Chipchase Castle

Chipchase Castle, Northumberland
©Peter McDermott, 26 April 2009

Chipchase Castle is a 17th century Jacobean mansion incorporating a substantial 14th century pele tower which stands north of Hadrian's Wall, near Wark on Tyne, between Bellingham and Hexham in Northumberland, England. It is a Scheduled Ancient Monument and a Grade I listed building.

The Heron family acquired the Manor of Chipchase by the marriage of Walter Heron to the Chipchase heiress. He built a massive four storey battlemented tower house on the site of an earlier house in the mid 1300s.

A survey in 1541 described a 'fare tower' with a 'manor of stone joined thereto' owned by John Heron.

In 1621 Cuthbert Heron (High Sheriff of Northumberland in 1625) demolished the house and built a fine Jacobean mansion, leaving the tower standing and attached to the new house.
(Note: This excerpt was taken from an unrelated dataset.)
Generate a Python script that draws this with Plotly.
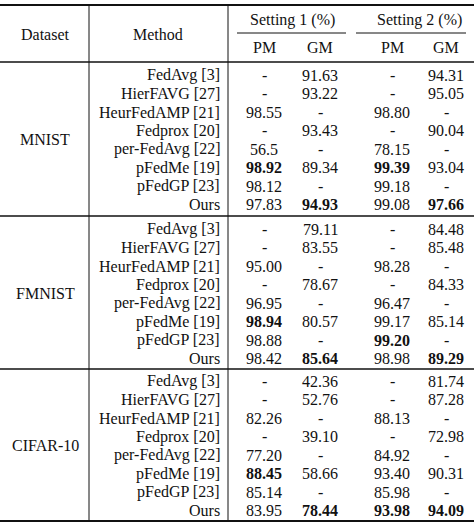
import plotly.graph_objects as go

datasets = ["MNIST", "FMNIST", "CIFAR-10"]
methods = ["FedAvg [3]", "HierFAVG [27]", "HeurFedAMP [21]", "Fedprox [20]",
           "per-FedAvg [22]", "pFedMe [19]", "pFedGP [23]", "Ours"]

# columns: S1 PM, S1 GM, S2 PM, S2 GM  (None -> "-"), "**" marks bold
mnist = [
    [None, "91.63", None, "94.31"],
    [None, "93.22", None, "95.05"],
    ["98.55", None, "98.80", None],
    [None, "93.43", None, "90.04"],
    ["56.5", None, "78.15", None],
    ["**98.92", "89.34", "**99.39", "93.04"],
    ["98.12", None, "99.18", None],
    ["97.83", "**94.93", "99.08", "**97.66"],
]
fmnist = [
    [None, "79.11", None, "84.48"],
    [None, "83.55", None, "85.48"],
    ["95.00", None, "98.28", None],
    [None, "78.67", None, "84.33"],
    ["96.95", None, "96.47", None],
    ["**98.94", "80.57", "99.17", "85.14"],
    ["98.88", None, "**99.20", None],
    ["98.42", "**85.64", "98.98", "**89.29"],
]
cifar = [
    [None, "42.36", None, "81.74"],
    [None, "52.76", None, "87.28"],
    ["82.26", None, "88.13", None],
    [None, "39.10", None, "72.98"],
    ["77.20", None, "84.92", None],
    ["**88.45", "58.66", "93.40", "90.31"],
    ["85.14", None, "85.98", None],
    ["83.95", "**78.44", "**93.98", "**94.09"],
]
tables = [mnist, fmnist, cifar]

FONT = "Liberation Serif"
SZ = 16
col_x = [264, 320, 392, 446]
block_top = [75, 229, 381]
step = 18.55
hlines = [62, 216, 369]

fig = go.Figure()
ann = []
shapes = []

def txt(x, y, s, anchor="center"):
    bold = s.startswith("**")
    s = s.lstrip("*")
    if bold:
        s = "<b>" + s + "</b>"
    ann.append(dict(x=x, y=y, text=s, showarrow=False, xanchor=anchor, yanchor="middle",
                    font=dict(family=FONT, size=SZ, color="#111")))

def line(x0, y0, x1, y1, w=1):
    shapes.append(dict(type="line", x0=x0, y0=y0, x1=x1, y1=y1, line=dict(color="#111", width=w)))

# header
txt(45, 34, "Dataset")
txt(158, 34, "Method")
txt(292, 20, "Setting 1 (%)")
txt(419, 20, "Setting 2 (%)")
for x, h in zip(col_x, ["PM", "GM", "PM", "GM"]):
    txt(x, 47, h)
line(237, 33, 346, 33)
line(356, 33, 466, 33)
line(0, 5, 474, 5, 2)
for y in hlines:
    line(0, y, 474, y, 1.5)
line(0, 521, 474, 521, 2)
line(89, 5, 89, 521)
line(228, 5, 228, 521)

for d, rows, top in zip(datasets, tables, block_top):
    txt(45, top + step * 3.5, d)
    for i, (m, vals) in enumerate(zip(methods, rows)):
        y = top + i * step
        txt(222, y, m, "right")
        for x, v in zip(col_x, vals):
            txt(x, y, v if v is not None else "-")

fig.update_layout(
    width=474, height=529, margin=dict(l=0, r=0, t=0, b=0),
    paper_bgcolor="white", plot_bgcolor="white",
    xaxis=dict(range=[0, 474], visible=False, fixedrange=True),
    yaxis=dict(range=[529, 0], visible=False, fixedrange=True),
    annotations=ann, shapes=shapes, showlegend=False,
)
fig.write_html("out.html", config={"displayModeBar": False},
               post_script="document.body.style.margin='0';document.body.style.overflow='hidden';")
His first son George was killed at the Battle of Marston Moor in 1644 in the service of Charles I. His second son Cuthbert was created a Baronet by Charles II, (See Heron Baronets), but he experienced financial problems which eventually led to the sale of the estate by the Herons early in the 18th century.

John Reed a Newcastle upon Tyne banker bought the estate in 1734 and carried out major alterations to the castle including a classical facade to the old tower. The failure of Reed's bank caused him to sell the estate to the Greys of Backworth in 1821 to defray debts.

The castle is privately owned. The grounds are open to the public but the Castle is open to the public only in June.